I’m sure most of us have a pretty set idea of prep school stories, whether from movies like Dead Poets’ Society and Scent of a Woman, or from novels like A Separate Peace or several works by John Irving. The basics usually include uptight headmasters, bullying, childish pranks, intense competition, and hushed-tone invocations of the Honor Code. The crux usually comes in the form of some kind of character forming rebellion against authority.
Tobias Wolff’s Old School is not a typical prep-school novel, until suddenly it is, and then just as suddenly is not again. Perhaps you’d have to read the novel to get my meaning. (Not a particularly arduous assignment, as the text runs to only 195 pages.) The book initially takes the form of a first-person telling of the narrator’s last year at an exclusive East Coast prep school, where he has worked diligently at both his studies and at his efforts to conceal his working-class background.
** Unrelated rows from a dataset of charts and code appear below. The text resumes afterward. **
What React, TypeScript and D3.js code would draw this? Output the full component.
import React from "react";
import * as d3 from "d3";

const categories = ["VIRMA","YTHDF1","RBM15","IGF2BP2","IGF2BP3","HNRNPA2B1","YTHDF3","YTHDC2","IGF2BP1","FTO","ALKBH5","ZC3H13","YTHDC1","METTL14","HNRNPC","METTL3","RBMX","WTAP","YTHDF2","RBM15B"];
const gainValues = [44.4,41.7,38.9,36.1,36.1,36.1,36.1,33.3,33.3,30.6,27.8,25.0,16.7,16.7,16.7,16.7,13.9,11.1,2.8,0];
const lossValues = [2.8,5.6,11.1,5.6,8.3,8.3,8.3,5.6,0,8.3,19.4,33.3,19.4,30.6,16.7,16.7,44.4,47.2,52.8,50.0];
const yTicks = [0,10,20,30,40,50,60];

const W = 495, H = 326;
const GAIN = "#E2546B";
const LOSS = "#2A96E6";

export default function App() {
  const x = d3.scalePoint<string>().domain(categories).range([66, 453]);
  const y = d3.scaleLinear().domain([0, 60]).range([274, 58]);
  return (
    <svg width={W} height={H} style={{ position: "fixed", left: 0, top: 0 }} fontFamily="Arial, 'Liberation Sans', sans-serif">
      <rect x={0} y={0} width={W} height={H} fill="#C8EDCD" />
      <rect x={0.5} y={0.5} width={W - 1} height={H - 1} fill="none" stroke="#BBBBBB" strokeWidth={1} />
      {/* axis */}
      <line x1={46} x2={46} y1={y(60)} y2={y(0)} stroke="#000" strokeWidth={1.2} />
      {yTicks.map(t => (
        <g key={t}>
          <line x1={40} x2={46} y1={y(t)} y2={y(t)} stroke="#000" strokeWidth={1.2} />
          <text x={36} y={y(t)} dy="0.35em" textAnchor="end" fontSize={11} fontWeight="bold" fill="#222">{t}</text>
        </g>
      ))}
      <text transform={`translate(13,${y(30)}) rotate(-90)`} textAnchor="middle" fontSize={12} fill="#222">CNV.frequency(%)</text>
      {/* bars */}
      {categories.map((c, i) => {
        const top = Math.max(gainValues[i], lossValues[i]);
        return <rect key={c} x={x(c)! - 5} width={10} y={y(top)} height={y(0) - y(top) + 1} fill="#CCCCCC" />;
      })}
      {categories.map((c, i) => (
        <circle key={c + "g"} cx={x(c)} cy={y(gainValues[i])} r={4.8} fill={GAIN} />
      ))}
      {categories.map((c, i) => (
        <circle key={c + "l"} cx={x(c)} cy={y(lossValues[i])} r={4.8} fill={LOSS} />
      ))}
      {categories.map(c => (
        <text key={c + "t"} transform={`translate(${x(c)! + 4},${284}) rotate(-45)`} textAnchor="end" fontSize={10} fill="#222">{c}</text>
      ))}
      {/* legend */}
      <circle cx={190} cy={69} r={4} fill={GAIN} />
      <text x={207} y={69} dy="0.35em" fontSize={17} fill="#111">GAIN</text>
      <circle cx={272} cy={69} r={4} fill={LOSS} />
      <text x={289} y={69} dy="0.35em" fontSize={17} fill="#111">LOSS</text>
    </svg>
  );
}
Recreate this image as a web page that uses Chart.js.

Through brief encounters with his classmates, we get a sense of just how comfortably the unnamed protagonist has adapted to this world of posh snobbery.
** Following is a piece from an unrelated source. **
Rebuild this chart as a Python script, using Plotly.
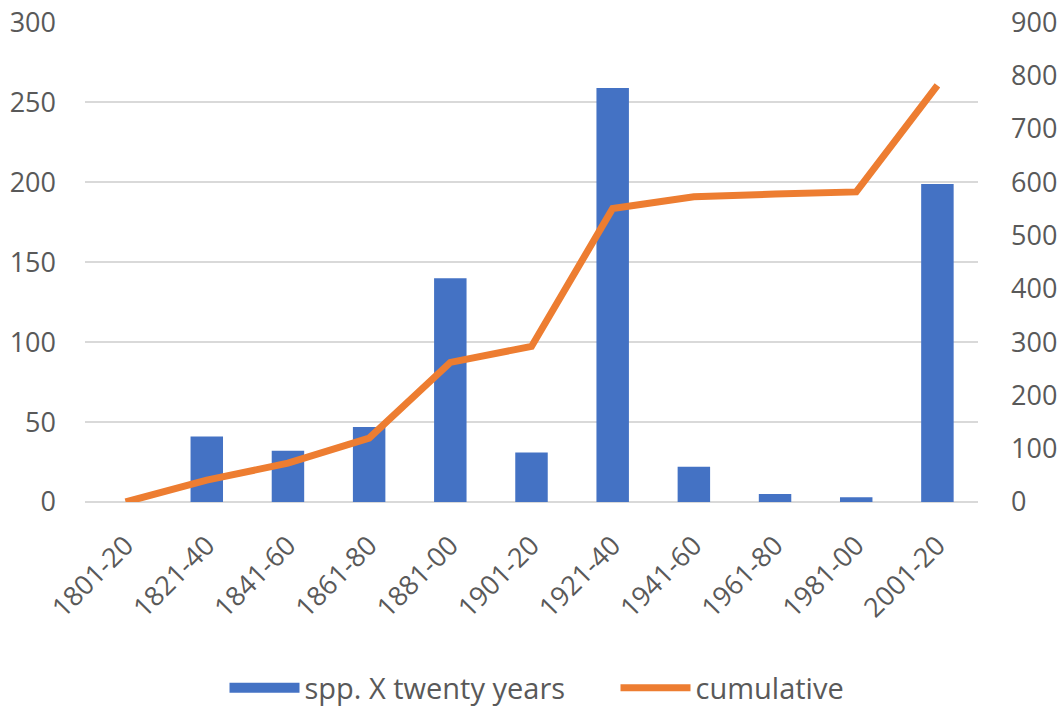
import plotly.graph_objects as go

categories = ["1801-20", "1821-40", "1841-60", "1861-80", "1881-00", "1901-20",
              "1921-40", "1941-60", "1961-80", "1981-00", "2001-20"]
spp_per_twenty = [0, 41, 32, 47, 140, 31, 259, 22, 5, 3, 199]
cumulative = [0, 41, 73, 120, 262, 292, 551, 573, 578, 582, 782]

left_ticks = [0, 50, 100, 150, 200, 250, 300]
right_ticks = [0, 100, 200, 300, 400, 500, 600, 700, 800, 900]

text_color = "#595959"
font_family = "Open Sans, Noto Sans, sans-serif"
fs = 27

fig = go.Figure()
fig.add_trace(go.Bar(
    x=categories, y=spp_per_twenty, name="spp. X twenty years",
    marker=dict(color="#4472C4", line=dict(width=0)), yaxis="y",
    showlegend=False))
fig.add_trace(go.Scatter(
    x=[None], y=[None], name="spp. X twenty years", mode="lines",
    line=dict(color="#4472C4", width=15)))
fig.add_trace(go.Scatter(
    x=categories, y=cumulative, name="cumulative", mode="lines",
    line=dict(color="#ED7D31", width=7), yaxis="y2"))

fig.update_layout(
    width=1064, height=706,
    margin=dict(l=85, r=86, t=22, b=204),
    paper_bgcolor="white", plot_bgcolor="white",
    font=dict(family=font_family, size=fs, color=text_color),
    bargap=0.6,
    showlegend=True,
    legend=dict(orientation="h", xref="container", yref="container",
                x=0.211, xanchor="left", y=0.0255, yanchor="middle",
                font=dict(size=29, color=text_color), itemwidth=70,
                entrywidth=306, tracegroupgap=0),
    xaxis=dict(tickangle=-45, showgrid=False, showline=False,
               ticks="outside", ticklen=16, tickcolor="rgba(0,0,0,0)",
               automargin=False,
               tickfont=dict(size=fs, color=text_color)),
    yaxis=dict(range=[0, 300.3], tickvals=left_ticks, showgrid=True,
               gridcolor="#D9D9D9", gridwidth=2, zeroline=True,
               zerolinecolor="#D9D9D9", zerolinewidth=2,
               ticks="", ticklabelstandoff=28, automargin=False,
               ticklabeloverflow="allow",
               tickfont=dict(size=fs, color=text_color)),
    yaxis2=dict(range=[0, 900.9], tickvals=right_ticks, overlaying="y", side="right",
                showgrid=False, zeroline=False, ticks="", ticklabelstandoff=32,
                automargin=False, ticklabeloverflow="allow",
                tickfont=dict(size=fs, color=text_color)),
)

fig.write_html("out.html", config={"displayModeBar": False},
               post_script="document.body.style.margin='0';document.body.style.overflow='hidden';")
Wolff is far more interested in the mind of his narrator than in the goings-on at the school, though the academic calendar is paid respect to with the necessary economy of words. Wolff is quite adept at sketching his narrator’s surroundings just enough to allow the reader to complete the picture on their own without undue effort. Our protagonist considers himself a literary man, and this being 1960, is obsessed with Hemingway and the idea of living a life that provides material for stories. Many of his classmates are similarly obsessed.
The main form shaping the early sections of Old School are the writing contests our narrator and his cohorts enter. The prize for the winning story or poem is a private audience with that season’s visiting guest lecturer. These visits give Wolff a handy excuse to demonstrate his skills at impersonation and parody. Wolff deftly paints recognizable portraits of Robert Frost and Ayn Rand, while also ably mimicking the type of rough but talented efforts of a bunch of teenage aspiring writers.
With the announcement of the third illustrious writer to visit campus, Old School settles into a more familiar prep-school novel format, as the excitement surrounding the contest sends the whole campus reeling and raises the stakes on the competitive nature of the boys and especially our narrator.
After this brief flurry of excitement very quickly changes gears, and in an entirely unexpected direction. It’s a curious move which I don’t want to give away, but while it might strike some as tacked on, to me it served to re-establish the prep-school setting and explicate why it is such a familiar and reassuring staple of American literature.